### To be done
The line holding "const AXIS_TICKS = [0, 0.2, 0.4, 0.6, 0.8, 1.0];" is the last one to output; start at the first line of the data, keep every line in between exactly, and leave out pictures.

#### Dataset extract ####

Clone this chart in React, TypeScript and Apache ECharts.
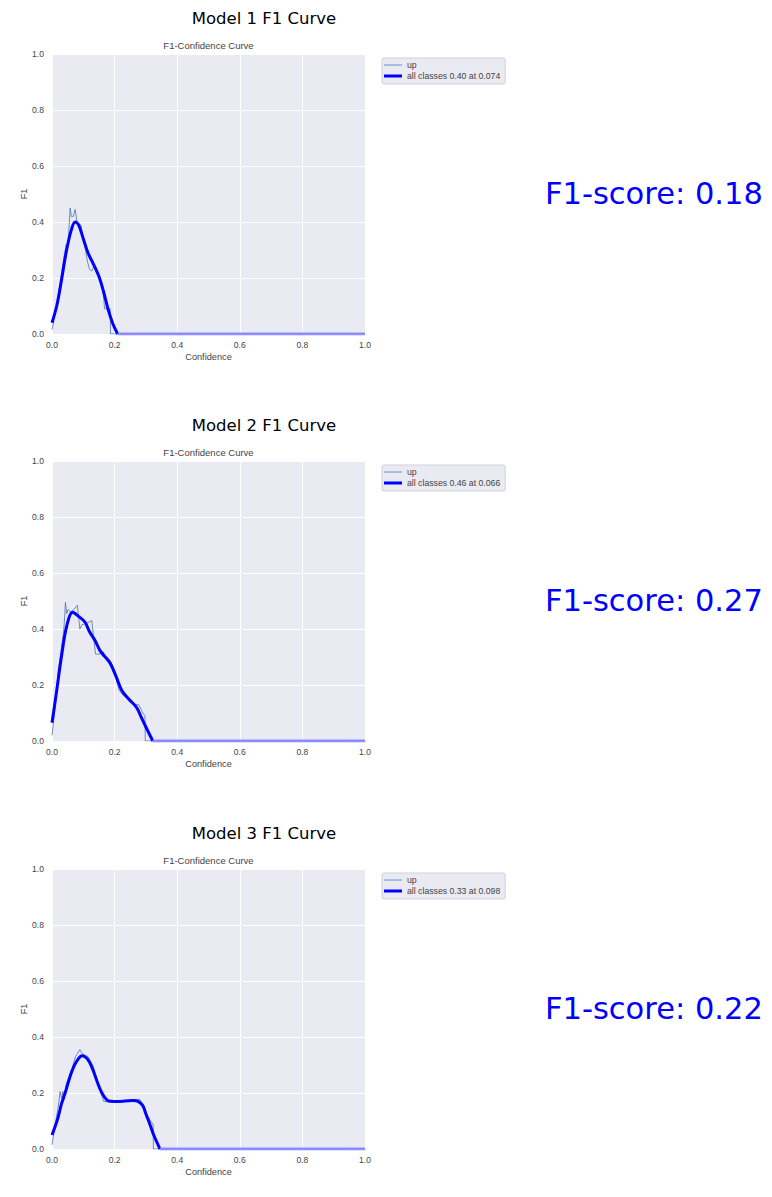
import React, { useEffect, useRef } from "react";
import * as echarts from "echarts";

// ---- data ----
const PANEL_TITLES = ["Model 1 F1 Curve", "Model 2 F1 Curve", "Model 3 F1 Curve"];
const PLOT_TITLE = "F1-Confidence Curve";
const CLASS_NAME = "up";
const ALL_LABELS = ["all classes 0.40 at 0.074", "all classes 0.46 at 0.066", "all classes 0.33 at 0.098"];
const F1_SCORES = [0.18, 0.27, 0.22];
const AXIS_TICKS = [0, 0.2, 0.4, 0.6, 0.8, 1.0];

const MODEL1_UP: [number, number][] = [
  [0.0, 0.015], [0.008, 0.06], [0.02, 0.14], [0.035, 0.25], [0.045, 0.32], [0.05, 0.31],
  [0.055, 0.39], [0.058, 0.45], [0.062, 0.42], [0.068, 0.42], [0.074, 0.445], [0.08, 0.4],
  [0.087, 0.385], [0.092, 0.39], [0.1, 0.34], [0.107, 0.3], [0.113, 0.26], [0.12, 0.23],
  [0.127, 0.225], [0.133, 0.24], [0.14, 0.24], [0.147, 0.22], [0.155, 0.19], [0.162, 0.17],
  [0.168, 0.09], [0.175, 0.09], [0.186, 0.09], [0.187, 0.0], [1.0, 0.0],
];
const MODEL1_ALL: [number, number][] = [
  [0.0, 0.04], [0.015, 0.1], [0.03, 0.19], [0.045, 0.29], [0.06, 0.365], [0.074, 0.4],
  [0.085, 0.39], [0.1, 0.34], [0.115, 0.29], [0.13, 0.255], [0.15, 0.205], [0.165, 0.15],
  [0.18, 0.085], [0.195, 0.035], [0.21, 0.0],
];

const MODEL2_UP: [number, number][] = [
  [0.0, 0.02], [0.01, 0.12], [0.02, 0.25], [0.03, 0.33], [0.038, 0.4], [0.043, 0.495],
  [0.047, 0.455], [0.052, 0.47], [0.06, 0.46], [0.07, 0.47], [0.081, 0.485], [0.089, 0.4],
  [0.095, 0.415], [0.11, 0.42], [0.127, 0.43], [0.139, 0.31], [0.15, 0.31], [0.163, 0.32],
  [0.175, 0.29], [0.19, 0.26], [0.205, 0.22], [0.215, 0.18], [0.23, 0.16], [0.25, 0.145],
  [0.265, 0.13], [0.277, 0.13], [0.29, 0.1], [0.297, 0.09], [0.298, 0.0], [1.0, 0.0],
];
const MODEL2_ALL: [number, number][] = [
  [0.0, 0.065], [0.015, 0.18], [0.03, 0.3], [0.047, 0.41], [0.066, 0.46], [0.085, 0.445],
  [0.105, 0.425], [0.12, 0.39], [0.137, 0.36], [0.155, 0.32], [0.17, 0.3], [0.185, 0.28],
  [0.205, 0.23], [0.223, 0.18], [0.245, 0.15], [0.27, 0.12], [0.285, 0.085], [0.3, 0.05],
  [0.322, 0.0],
];

const MODEL3_UP: [number, number][] = [
  [0.0, 0.015], [0.005, 0.05], [0.012, 0.1], [0.02, 0.15], [0.026, 0.205], [0.031, 0.18],
  [0.035, 0.205], [0.038, 0.175], [0.045, 0.23], [0.055, 0.26], [0.065, 0.29], [0.075, 0.33],
  [0.089, 0.355], [0.097, 0.34], [0.105, 0.335], [0.115, 0.33], [0.125, 0.31], [0.132, 0.295],
  [0.14, 0.26], [0.148, 0.23], [0.158, 0.195], [0.165, 0.17], [0.18, 0.168], [0.21, 0.17],
  [0.25, 0.172], [0.28, 0.178], [0.295, 0.15], [0.305, 0.12], [0.318, 0.095], [0.323, 0.09],
  [0.324, 0.0], [1.0, 0.0],
];
const MODEL3_ALL: [number, number][] = [
  [0.0, 0.05], [0.01, 0.08], [0.02, 0.115], [0.03, 0.16], [0.042, 0.2], [0.058, 0.26],
  [0.07, 0.295], [0.08, 0.315], [0.09, 0.33], [0.098, 0.333], [0.11, 0.325], [0.12, 0.31],
  [0.13, 0.285], [0.143, 0.245], [0.155, 0.21], [0.165, 0.19], [0.18, 0.172], [0.2, 0.17],
  [0.23, 0.171], [0.26, 0.173], [0.275, 0.17], [0.29, 0.155], [0.3, 0.125], [0.312, 0.09],
  [0.325, 0.05], [0.345, 0.0],
];

const UP_SERIES = [MODEL1_UP, MODEL2_UP, MODEL3_UP];
const ALL_SERIES = [MODEL1_ALL, MODEL2_ALL, MODEL3_ALL];

// ---- layout ----
const W = 772;
const H = 1197;
const OFFSETS = [0, 407, 815];
const GRID_LEFT = 52;
const GRID_TOP = 54;
const GRID_W = 313;
const GRID_H = 280;
const SANS = "'Liberation Sans', Arial, sans-serif";
const DEJAVU = "'DejaVu Sans', sans-serif";
const TXT = "#444444";
const THIN_ICON = "path://M0,0H18V1H0Z";
const THICK_ICON = "path://M0,0H18V3H0Z";

export default function App() {
  const ref = useRef<HTMLDivElement>(null);

  useEffect(() => {
    if (!ref.current) return;
    const chart = echarts.init(ref.current, undefined, { renderer: "svg" });

    const grids: any[] = [];
    const xAxes: any[] = [];
    const yAxes: any[] = [];
    const legends: any[] = [];
    const series: any[] = [];
    const graphics: any[] = [];

    OFFSETS.forEach((off, i) => {
      grids.push({
        left: GRID_LEFT,
        top: GRID_TOP + off,
        width: GRID_W,
        height: GRID_H,
        show: true,
        backgroundColor: "#EAEAF2",
        borderWidth: 0,
      });
      const axisCommon = {
        gridIndex: i,
        type: "value",
        min: AXIS_TICKS[0],
        max: AXIS_TICKS[AXIS_TICKS.length - 1],
        interval: AXIS_TICKS[1] - AXIS_TICKS[0],
        axisLine: { show: false },
        axisTick: { show: false },
        splitLine: { show: true, lineStyle: { color: "#ffffff", width: 1 } },
        nameTextStyle: { fontFamily: SANS, fontSize: 9.2, color: TXT },
      };
      const labelCommon = {
        fontFamily: SANS,
        fontSize: 8.6,
        color: TXT,
        formatter: (v: number) => v.toFixed(1),
      };
      xAxes.push({
        ...axisCommon,
        name: "Confidence",
        nameLocation: "middle",
        nameGap: 18,
        axisLabel: { ...labelCommon, margin: 6 },
      });
      yAxes.push({
        ...axisCommon,
        name: "F1",
        nameLocation: "middle",
        nameGap: 24,
        axisLabel: { ...labelCommon, margin: 8 },
      });
      legends.push({
        data: [
          { name: CLASS_NAME, icon: THIN_ICON },
          { name: ALL_LABELS[i], icon: THICK_ICON },
        ],
        orient: "vertical",
        left: 382,
        top: 58 + off,
        itemWidth: 18,
        itemHeight: 10,
        itemGap: 1,
        symbolKeepAspect: true,
        padding: [2, 5, 3, 2],
        backgroundColor: "#EAEAF2",
        borderColor: "#d0d0d8",
        borderWidth: 1,
        borderRadius: 2,
        selectedMode: false,
        textStyle: { fontFamily: SANS, fontSize: 8.7, color: TXT, lineHeight: 10 },
      });
      series.push({
        type: "line",
        name: CLASS_NAME,
        xAxisIndex: i,
        yAxisIndex: i,
        data: UP_SERIES[i],
        symbol: "none",
        lineStyle: { color: "#4c72b0", width: 1, opacity: 0.8 },
        itemStyle: { color: "#6f8fca" },
        z: 2,
      });
      const all = ALL_SERIES[i];
      series.push({
        type: "line",
        name: ALL_LABELS[i],
        xAxisIndex: i,
        yAxisIndex: i,
        data: all,
        symbol: "none",
        smooth: 0.35,
        lineStyle: { color: "#0000ff", width: 3 },
        itemStyle: { color: "#0000ff" },
        z: 3,
      });
      const last = all[all.length - 1];
      series.push({
        type: "line",
        name: "_tail" + i,
        xAxisIndex: i,
        yAxisIndex: i,
        data: [last, [AXIS_TICKS[AXIS_TICKS.length - 1], last[1]]],
        symbol: "none",
        lineStyle: { color: "#8c8cff", width: 3 },
        clip: true,
        z: 3,
      });
      graphics.push({
        type: "text",
        x: 264,
        y: 18 + off,
        style: {
          text: PANEL_TITLES[i],
          fontFamily: DEJAVU,
          fontSize: 16.5,
          fill: "#000000",
          textAlign: "center",
          textVerticalAlign: "middle",
        },
      });
      graphics.push({
        type: "text",
        x: GRID_LEFT + GRID_W / 2,
        y: 45.5 + off,
        style: {
          text: PLOT_TITLE,
          fontFamily: SANS,
          fontSize: 9.5,
          fill: TXT,
          textAlign: "center",
          textVerticalAlign: "middle",
        },
      });
      graphics.push({
        type: "text",
        x: 545,
        y: 193 + off,
        style: {
          text: "F1-score: " + F1_SCORES[i].toFixed(2),
          fontFamily: DEJAVU,
          fontSize: 30.5,
          fill: "#0000ff",
          textAlign: "left",
          textVerticalAlign: "middle",
        },
      });
    });

    chart.setOption({
      animation: false,
      backgroundColor: "#ffffff",
      grid: grids,
      xAxis: xAxes,
      yAxis: yAxes,
      legend: legends,
      series,
      graphic: graphics,
    });

    return () => chart.dispose();
  }, []);

  return (
    <div
      ref={ref}
      style={{ position: "absolute", left: 0, top: 0, width: W, height: H, background: "#fff" }}
    />
  );
}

####

### Output of the exercise
Clone this chart in React, TypeScript and Apache ECharts.
import React, { useEffect, useRef } from "react";
import * as echarts from "echarts";

// ---- data ----
const PANEL_TITLES = ["Model 1 F1 Curve", "Model 2 F1 Curve", "Model 3 F1 Curve"];
const PLOT_TITLE = "F1-Confidence Curve";
const CLASS_NAME = "up";
const ALL_LABELS = ["all classes 0.40 at 0.074", "all classes 0.46 at 0.066", "all classes 0.33 at 0.098"];
const F1_SCORES = [0.18, 0.27, 0.22];
const AXIS_TICKS = [0, 0.2, 0.4, 0.6, 0.8, 1.0];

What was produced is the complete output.